2009 NBA Free Agency: Who’s left?

Aside from Lamar Odom and his ongoing saga with the Lakers and Heat, all of the big-name unrestricted free agents are off the market.

Restricted free agency is a completely different animal. Since a team still holds a player’s rights for another season, there is no huge rush to get a deal done, especially if the team and the player’s camp are far apart in terms of the player’s value. The deeper into the summer negotiations go, the more likely it is that the player will play out the final year of his rookie deal for the qualifying offer and enter unrestricted free agency in 2010. Here’s an update on the top remaining names on the restricted free agency market.

David Lee
Lee and the Knicks are still at an impasse.
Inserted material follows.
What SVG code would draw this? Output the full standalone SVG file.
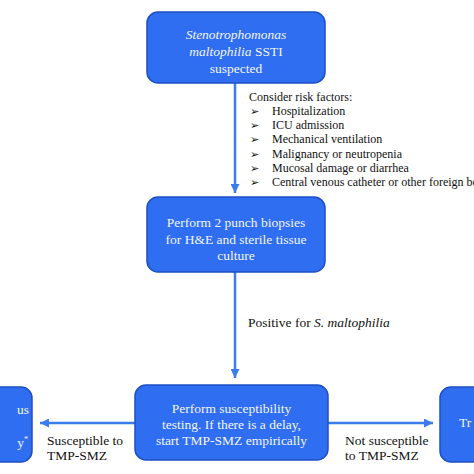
<svg xmlns="http://www.w3.org/2000/svg" width="474" height="474" viewBox="0 0 474 474" font-family="Liberation Serif, DejaVu Serif, serif">
<defs>
<style>
.box{fill:#2f6ef0;stroke:#1d4fc4;stroke-width:1.5}
.bt{font-size:13.5px;fill:#f2f5ff;text-anchor:middle}
.lt{font-size:13.5px;fill:#111}
.rt{font-size:12px;fill:#111}
.bul{font-size:11px;fill:#111}
.con{stroke:#3b7ded;stroke-width:2.5;fill:none}
</style>
<marker id="ah" viewBox="0 0 10 10" refX="10" refY="5" markerWidth="10" markerHeight="9" markerUnits="userSpaceOnUse" orient="auto">
<path d="M0,0 L10,5 L0,10 z" fill="#3b7ded"/>
</marker>
</defs>
<rect width="474" height="474" fill="#ffffff"/>
<g id="connectors">
<line class="con" x1="235" y1="83" x2="235" y2="193" marker-end="url(#ah)"/>
<line class="con" x1="235" y1="272" x2="235" y2="378" marker-end="url(#ah)"/>
<line class="con" x1="135" y1="423" x2="40" y2="423" marker-end="url(#ah)"/>
<line class="con" x1="328" y1="423" x2="433" y2="423" marker-end="url(#ah)"/>
</g>
<g id="node-suspected">
<rect class="box" x="147" y="12" width="178" height="71" rx="11"/>
<text class="bt" x="236" y="39" font-style="italic">Stenotrophomonas</text>
<text class="bt" x="236" y="56"><tspan font-style="italic">maltophilia</tspan> SSTI</text>
<text class="bt" x="236" y="73">suspected</text>
</g>
<g id="risk-factors">
<text class="rt" x="249" y="100.5">Consider risk factors:</text>
<text class="bul" x="250" y="114.8">➢</text><text class="rt" x="272" y="114.8">Hospitalization</text>
<text class="bul" x="250" y="129.1">➢</text><text class="rt" x="272" y="129.1">ICU admission</text>
<text class="bul" x="250" y="143.4">➢</text><text class="rt" x="272" y="143.4">Mechanical ventilation</text>
<text class="bul" x="250" y="157.7">➢</text><text class="rt" x="272" y="157.7">Malignancy or neutropenia</text>
<text class="bul" x="250" y="172">➢</text><text class="rt" x="272" y="172">Mucosal damage or diarrhea</text>
<text class="bul" x="250" y="186.3">➢</text><text class="rt" x="272" y="186.3">Central venous catheter or other foreign body</text>
</g>
<g id="node-biopsy">
<rect class="box" x="147" y="197" width="178" height="75" rx="11"/>
<text class="bt" x="236" y="227">Perform 2 punch biopsies</text>
<text class="bt" x="236" y="243.5">for H&amp;E and sterile tissue</text>
<text class="bt" x="236" y="260">culture</text>
</g>
<text class="lt" x="248" y="327">Positive for <tspan font-style="italic">S. maltophilia</tspan></text>
<g id="node-susceptibility">
<rect class="box" x="135" y="385" width="193" height="75" rx="11"/>
<text class="bt" x="231.5" y="413">Perform susceptibility</text>
<text class="bt" x="231.5" y="429">testing. If there is a delay,</text>
<text class="bt" x="231.5" y="445">start TMP-SMZ empirically</text>
</g>
<g id="node-left">
<rect class="box" x="-60" y="387" width="92" height="75" rx="11"/>
<text class="bt" x="29" y="414" style="text-anchor:end">us</text>
<text class="bt" x="28" y="447" style="text-anchor:end">y<tspan font-size="8" dy="-5">*</tspan></text>
</g>
<g id="node-right">
<rect class="box" x="440" y="387" width="90" height="75" rx="11"/>
<text class="bt" x="459" y="427" style="text-anchor:start">Tr</text>
</g>
<text class="lt" x="47" y="445">Susceptible to</text>
<text class="lt" x="47" y="460">TMP-SMZ</text>
<text class="lt" x="345" y="445">Not susceptible</text>
<text class="lt" x="345" y="460">to TMP-SMZ</text>
</svg>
The Knicks look to be willing to match any offer up to about $8 million per season, while Lee’s camp is looking for a deal averaging in the $10-$12 million range. There was some talk that the potential one-year deal for Nate Robinson might prompt the Knicks to get moving on a long-term contract for Lee, but even that Robinson deal is just a rumor. Like many restricted free agent negotiations, this looks like a case of the two sides being far apart on the player’s value and given the Knicks’ apparent unwillingness to work out a sign-and-trade, all signs point to Lee playing out the final year of his deal and entering unrestricted free agency next year. Lee is frustrated in no small part because his qualifying offer ($2.3 million) is well below his market value.

Ramon Sessions

The Knicks, Clippers and even the Sixers may be interested, but no one has signed Sessions to an offer sheet yet. The Bucks are likely to match most offers up to the mid-level, but there is still enough uncertainty about Sessions that teams seem unwilling to sign him to a full mid-level deal (five years, $34 million). Based on what I’ve read from Sessions’ agent, Jimmy “Chubby” Wells, he’s not sure what the Bucks are doing. It seems like a four-year deal in the $12-$15 million range would do the trick. That way, Sessions would get some long-term security and would be able to negotiate another contract when he’s 27. On the flip side, the Bucks would get a backup plan if Brandon Jennings doesn’t pan out. But what do I know? I’m just a blogger.

Marvin Williams
Some reports have the Hawks and Williams close to a deal, while others say that they are still a ways apart. It has been suggested that the Hawks are using Charlie Villanueva’s deal (5 years, $35-$40 million) as a guide. Villanueva is better offensively, but not as good on the defensive end. Williams would obviously like to sign a long-term deal, but as a former #2 pick, he stands to make $7.3 million this season and become an unrestricted free agent next season, so unlike Lee or Sessions, it’s not like he’d have to play another year for a salary that is well below his market value.

Nate Robinson
The NY Times reported that the Knicks were close to closing on a one-year deal for Robinson worth $4-$5 million, but the NY Post says that the deal isn’t imminent. I don’t think that Robinson is in the Knicks’ long-term plans, which is why they are very hesitant to sign him to any deal that would cut into their cap space next summer. He can play another year for $2.9 million (which is probably slightly below his market value), and enter unrestricted free agency next summer. So if the Knicks were to give him a one-year deal for $4-$5 million, they’d be doing him a favor.

Ray Felton
Like Williams and Robinson, Felton’s qualifying offer ($5.5 million) is quite close to his market value, so if he and the Bobcats can’t agree on a deal, it’s quite likely that he’ll be content to play another year in Charlotte and become an unrestricted free agent next summer. It seems unlikely that another team is going to swoop in with a deal for more than the mid-level, so right now it’s looking like Felton will play out the final year of his rookie contract.

Glen Davis
Davis had a great playoffs, but has thus far been unable to parlay it into a long-term deal. He wasn’t all that productive during the regular season (PER: 10.77), so teams may still be leery. The Nets and Pistons are reportedly interested, but the Celtics want to retain him. His qualifying offer is only $1 million and his market value is probably three or four times that amount. Since that’s below the mid-level, and any team that still has their MLE can make him an offer, it’s a little surprising that Davis hasn’t yet signed an offer sheet.